Court's Reasoning on Statutory Penalties
The court determined that Harvester was liable for penalties under Louisiana Revised Statutes 51:487 due to its failure to make timely payments. This statute stipulates that if a manufacturer fails to pay the retailer within sixty days after shipment of returned items, they are liable for damages equal to one hundred percent of the net cost of the equipment and repair parts. The court confirmed that Harvester did not pay the estate of I.T. Seale the requisite amounts for both the whole goods and repair parts within the statutory timeframe. The trial court's calculations were reviewed and adjusted, leading to a determination that Harvester owed $214,569.62 for the equipment and $75,426.88 for the repair parts.
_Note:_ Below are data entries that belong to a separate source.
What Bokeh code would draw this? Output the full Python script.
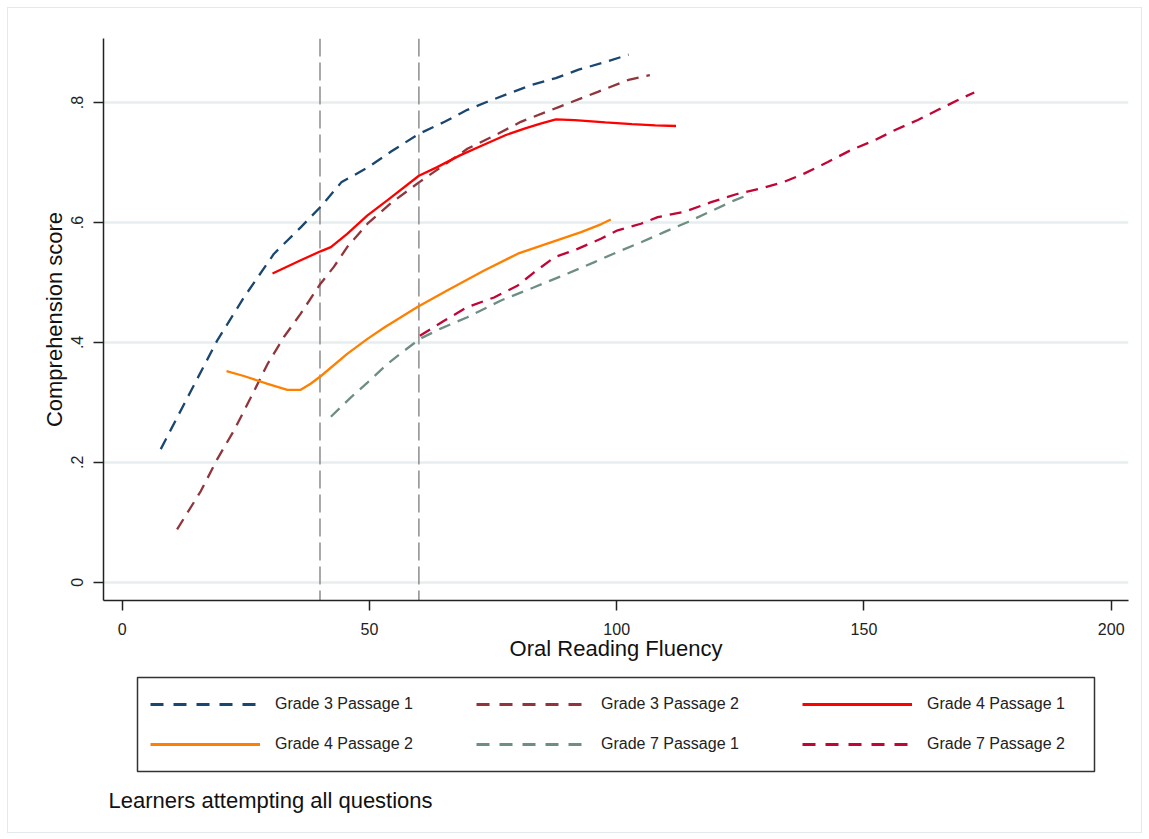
import numpy as np
from bokeh.plotting import figure
from bokeh.layouts import column
from bokeh.models import Range1d, FixedTicker, Span, Legend, LegendItem, Label, BoxAnnotation
from bokeh.embed import file_html
from bokeh.resources import INLINE

FONT = "Liberation Sans"

# ---------------- data ----------------
series_names = ["Grade 3 Passage 1", "Grade 3 Passage 2", "Grade 4 Passage 1",
                "Grade 4 Passage 2", "Grade 7 Passage 1", "Grade 7 Passage 2"]

g3p1_x = [7.8, 13.2, 19.2, 24.6, 30.7, 36.1, 40.1, 44.3, 49.7, 54.3, 60.0, 65.2, 69.8,
          73.7, 78.4, 83.0, 87.7, 92.3, 97.0, 102.4]
g3p1_y = [0.222, 0.308, 0.403, 0.475, 0.548, 0.592, 0.626, 0.667, 0.692, 0.718, 0.748,
          0.768, 0.788, 0.801, 0.816, 0.830, 0.841, 0.855, 0.866, 0.880]

g3p2_x = [11.1, 15.9, 19.2, 22.6, 26.0, 29.4, 32.7, 36.1, 40.1, 42.8, 45.5, 49.6, 54.3,
          60.0, 64.4, 69.8, 76.0, 80.6, 88.4, 96.2, 102.4, 106.7]
g3p2_y = [0.088, 0.152, 0.205, 0.253, 0.308, 0.364, 0.409, 0.448, 0.498, 0.526, 0.559,
          0.598, 0.632, 0.667, 0.692, 0.723, 0.748, 0.768, 0.793, 0.818, 0.838, 0.846]

g4p1_x = [30.4, 36.1, 40.1, 42.2, 45.5, 49.6, 53.6, 60.0, 63.6, 68.3, 72.9, 77.6, 81.5,
          84.6, 87.7, 91.5, 97.7, 103.1, 107.8, 112.0]
g4p1_y = [0.515, 0.537, 0.552, 0.559, 0.581, 0.612, 0.637, 0.678, 0.692, 0.712, 0.729,
          0.746, 0.757, 0.765, 0.772, 0.771, 0.767, 0.764, 0.762, 0.761]

g4p2_x = [21.1, 24.6, 29.4, 33.4, 36.1, 38.1, 40.2, 45.5, 49.6, 53.0, 59.7, 65.8, 73.2,
          80.0, 86.7, 92.8, 96.8, 98.8]
g4p2_y = [0.352, 0.344, 0.331, 0.321, 0.321, 0.331, 0.344, 0.381, 0.406, 0.425, 0.459,
          0.487, 0.520, 0.548, 0.567, 0.584, 0.597, 0.605]

g7p1_x = [42.2, 46.2, 49.6, 53.6, 57.0, 60.2, 64.4, 69.8, 76.6, 83.3, 90.1, 95.5, 100.2,
          104.9, 109.6, 114.4, 119.1, 123.8, 127.2]
g7p1_y = [0.276, 0.308, 0.333, 0.364, 0.386, 0.406, 0.423, 0.442, 0.470, 0.492, 0.515,
          0.534, 0.551, 0.567, 0.584, 0.601, 0.619, 0.637, 0.648]

g7p2_x = [60.2, 65.1, 69.8, 75.2, 80.0, 83.3, 87.4, 92.1, 96.8, 100.2, 104.9, 108.3, 113.7,
          119.1, 124.5, 129.2, 133.9, 138.0, 142.7, 147.4, 152.1, 156.2, 160.9, 165.0,
          169.7, 172.3]
g7p2_y = [0.411, 0.436, 0.459, 0.475, 0.495, 0.517, 0.542, 0.556, 0.573, 0.587, 0.598,
          0.609, 0.618, 0.634, 0.648, 0.657, 0.668, 0.682, 0.701, 0.721, 0.737, 0.754,
          0.771, 0.788, 0.807, 0.817]

reference_lines = [40, 60]
x_ticks = [0, 50, 100, 150, 200]
y_ticks = [0, 0.2, 0.4, 0.6, 0.8]
y_tick_labels = ["0", ".2", ".4", ".6", ".8"]
note_text = "Learners attempting all questions"

colors = ["#1a476f", "#90353b", "#ff0000", "#ff8000", "#6e8e84", "#c10534"]
dashes = ["12 8", "12 8", "solid", "solid", "12 8", "12 8"]
LW = 2.3

# ---------------- main chart ----------------
W = 1133
BL, BR = 95, 13
p = figure(width=W, height=662,
           x_range=Range1d(-3.78, 203.5), y_range=Range1d(-0.0305, 0.907),
           output_backend="svg", toolbar_location=None,
           min_border_left=BL, min_border_right=BR, min_border_top=30, min_border_bottom=70)
p.outline_line_color = None
p.background_fill_color = "white"
p.border_fill_color = "white"

p.xgrid.visible = False
p.ygrid.ticker = FixedTicker(ticks=y_ticks)
p.ygrid.grid_line_color = "#e6eef0"
p.ygrid.grid_line_width = 2.5

p.xaxis.ticker = FixedTicker(ticks=x_ticks)
p.yaxis.ticker = FixedTicker(ticks=y_ticks)
p.yaxis.major_label_overrides = {t: l for t, l in zip(y_ticks, y_tick_labels)}
p.yaxis.major_label_orientation = "vertical"
for ax in (p.xaxis, p.yaxis):
    ax.axis_line_color = "#222222"
    ax.axis_line_width = 1.5
    ax.major_tick_line_color = "#222222"
    ax.major_tick_line_width = 1.5
    ax.major_tick_out = 10
    ax.major_tick_in = 0
    ax.minor_tick_line_color = None
    ax.major_label_text_font = FONT
    ax.major_label_text_font_size = "16px"
    ax.major_label_text_color = "#222222"
    ax.axis_label_text_font = FONT
    ax.axis_label_text_font_size = "22px"
    ax.axis_label_text_font_style = "normal"
    ax.axis_label_text_color = "#111111"
p.xaxis.axis_label = "Oral Reading Fluency"
p.yaxis.axis_label = "Comprehension score"
p.xaxis.major_label_standoff = 12
p.yaxis.major_label_standoff = 10
p.xaxis.axis_label_standoff = -2
p.yaxis.axis_label_standoff = 2

for loc in reference_lines:
    p.add_layout(Span(location=loc, dimension="height", line_color="#8c8c8c",
                      line_width=1.5, line_dash="18 6", level="underlay"))

xs = [g3p1_x, g3p2_x, g4p1_x, g4p2_x, g7p1_x, g7p2_x]
ys = [g3p1_y, g3p2_y, g4p1_y, g4p2_y, g7p1_y, g7p2_y]
for x, y, c, d in zip(xs, ys, colors, dashes):
    p.line(x, y, line_color=c, line_width=LW, line_dash=d)

# ---------------- legend + note panel (pixel-unit figure, frame aligned with chart) ----------------
H2 = 162
q = figure(width=W, height=H2, x_range=Range1d(BL, W - BR), y_range=Range1d(0, H2),
           output_backend="svg", toolbar_location=None,
           x_axis_type=None, y_axis_type=None,
           min_border_left=BL, min_border_right=BR, min_border_top=0, min_border_bottom=0)
q.outline_line_color = None
q.grid.visible = False
q.background_fill_color = "white"
q.border_fill_color = "white"

# legend proxies (NaN data, draw nothing): same styles as the chart lines
nan2 = np.array([np.nan, np.nan])
proxies = [q.line(nan2, nan2, line_color=c, line_width=2.8, line_dash=("13 10" if d != "solid" else d))
           for c, d in zip(colors, dashes)]

def make_row(idx, vy):
    items = [LegendItem(label=series_names[i], renderers=[proxies[i]]) for i in idx]
    leg = Legend(items=items, orientation="horizontal", location=(142 - BL, vy),
                 border_line_alpha=0, background_fill_alpha=0, padding=0, margin=0,
                 spacing=41, glyph_width=110, glyph_height=20, label_height=20,
                 label_width=160, label_standoff=15,
                 label_text_font=FONT, label_text_font_size="16px",
                 label_text_color="#222222")
    q.add_layout(leg)

make_row([0, 1, 2], 118)
make_row([3, 4, 5], 78)

q.add_layout(BoxAnnotation(left=129, right=1086, top=155, bottom=61,
                           fill_alpha=0, line_color="#333333", line_alpha=1.0,
                           line_width=1.5))

q.add_layout(Label(x=100, y=32, text=note_text, text_font=FONT,
                   text_font_size="22px", text_baseline="middle", text_color="#111111"))

layout = column(p, q, spacing=0, margin=(8, 0, 0, 8),
                styles={"outline": "1px solid #e3eaed"})

open("out.html", "w").write(file_html(layout, INLINE))
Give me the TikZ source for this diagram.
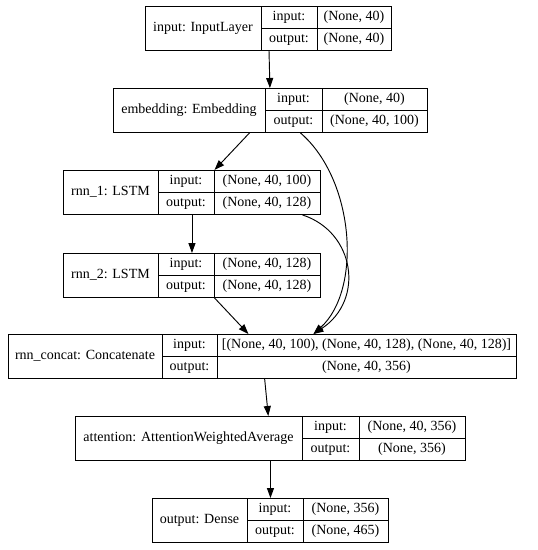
\documentclass[tikz,border=0pt]{standalone}
\usepackage{fontspec}
\setmainfont{Liberation Serif}
\usetikzlibrary{arrows.meta}
\tikzset{edge/.style = {-{Triangle[length = 7.5pt, width = 5.3pt]}}}
\tikzset{box/.style = {draw, rectangle, inner sep = 0, minimum height = 33pt}}
\tikzset{cell/.style = {inner sep = 0, text height = 1.6ex, text depth = 0.45ex,
                        font = \fontsize{10.5}{12}\selectfont}}

% name, left, top, divider 1, divider 2, right, label, input shape, output shape
\newcommand{\layer}[9]{%
  \pgfmathsetmacro{\boxw}{(#6-#2)*0.75}
  \node [box, minimum width = \boxw pt, anchor = north west] (#1) at (#2, #3) {};
  \draw (#4, #3) -- (#4, #3+44);
  \draw (#5, #3) -- (#5, #3+44);
  \draw (#4, #3+22) -- (#6, #3+22);
  \node [cell] (#1-lab) at ({(#2+#4)/2}, #3+22) {#7};
  \node [cell] (#1-ik) at ({(#4+#5)/2}, #3+11) {input:};
  \node [cell] (#1-ok) at ({(#4+#5)/2}, #3+33) {output:};
  \node [cell] (#1-iv) at ({(#5+#6)/2}, #3+11) {#8};
  \node [cell] (#1-ov) at ({(#5+#6)/2}, #3+33) {#9};
}

\begin{document}
\begin{tikzpicture}[x = 0.75pt, y = -0.75pt, line width = 0.7pt]
    \useasboundingbox (0, 0) rectangle (537, 550);

    \layer{input}{145}{6}{261}{317}{391}{input: InputLayer}{(None, 40)}{(None, 40)}
    \layer{embedding}{113}{88}{265}{322}{427}{embedding: Embedding}{(None, 40)}{(None, 40, 100)}
    \layer{rnn1}{63}{170}{158}{214}{320}{rnn\_1: LSTM}{(None, 40, 100)}{(None, 40, 128)}
    \layer{rnn2}{63}{253}{158}{214}{320}{rnn\_2: LSTM}{(None, 40, 128)}{(None, 40, 128)}
    \layer{concat}{8}{334}{162}{217}{516}{rnn\_concat: Concatenate}{[(None, 40, 100), (None, 40, 128), (None, 40, 128)]}{(None, 40, 356)}
    \layer{attention}{75}{416}{302}{359}{465}{attention: AttentionWeightedAverage}{(None, 40, 356)}{(None, 356)}
    \layer{output}{152}{498}{247}{303}{388}{output: Dense}{(None, 356)}{(None, 465)}

    \draw [edge] (input) -- (embedding);
    \draw [edge] ([xshift = -15.75pt]embedding.south) -- ([xshift = 16.9pt]rnn1.north);
    \draw [edge] ([xshift = 22.5pt]embedding.south) .. controls (355, 180) and (362, 290)
                 .. ([xshift = 38.25pt]concat.north);
    \draw [edge] (rnn1) -- (rnn2);
    \draw [edge] ([xshift = 82.9pt]rnn1.south) .. controls (355, 232) and (365, 300)
                 .. ([xshift = 38.25pt]concat.north);
    \draw [edge] ([xshift = 16.9pt]rnn2.south) -- ([xshift = -10.5pt]concat.north);
    \draw [edge] (concat) -- (attention);
    \draw [edge] (attention) -- (output);
\end{tikzpicture}
\end{document}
The court clarified that interest on the penalties would accrue from the dates specified in the statute, further enforcing the legislative intent to protect retailers like Seale Company from delayed payments.
Conclusion of the Court
In conclusion, the court affirmed in part, amended in part, and reversed in part the trial court's decision. It ruled that Harvester Credit was entitled to recover the overpayment, while Olive Seale was not personally liable for the return of that overpayment. The court upheld the denial of attorney's fees to Harvester Credit, confirming that such fees were not included within the scope of the guarantee agreements. Additionally, it found that Harvester had indeed failed to meet its payment obligations under the statutory framework, leading to the imposition of penalties. The court's decisions emphasized the importance of compliance with statutory requirements and the intentions behind contractual agreements in the context of corporate dissolution and financial liabilities.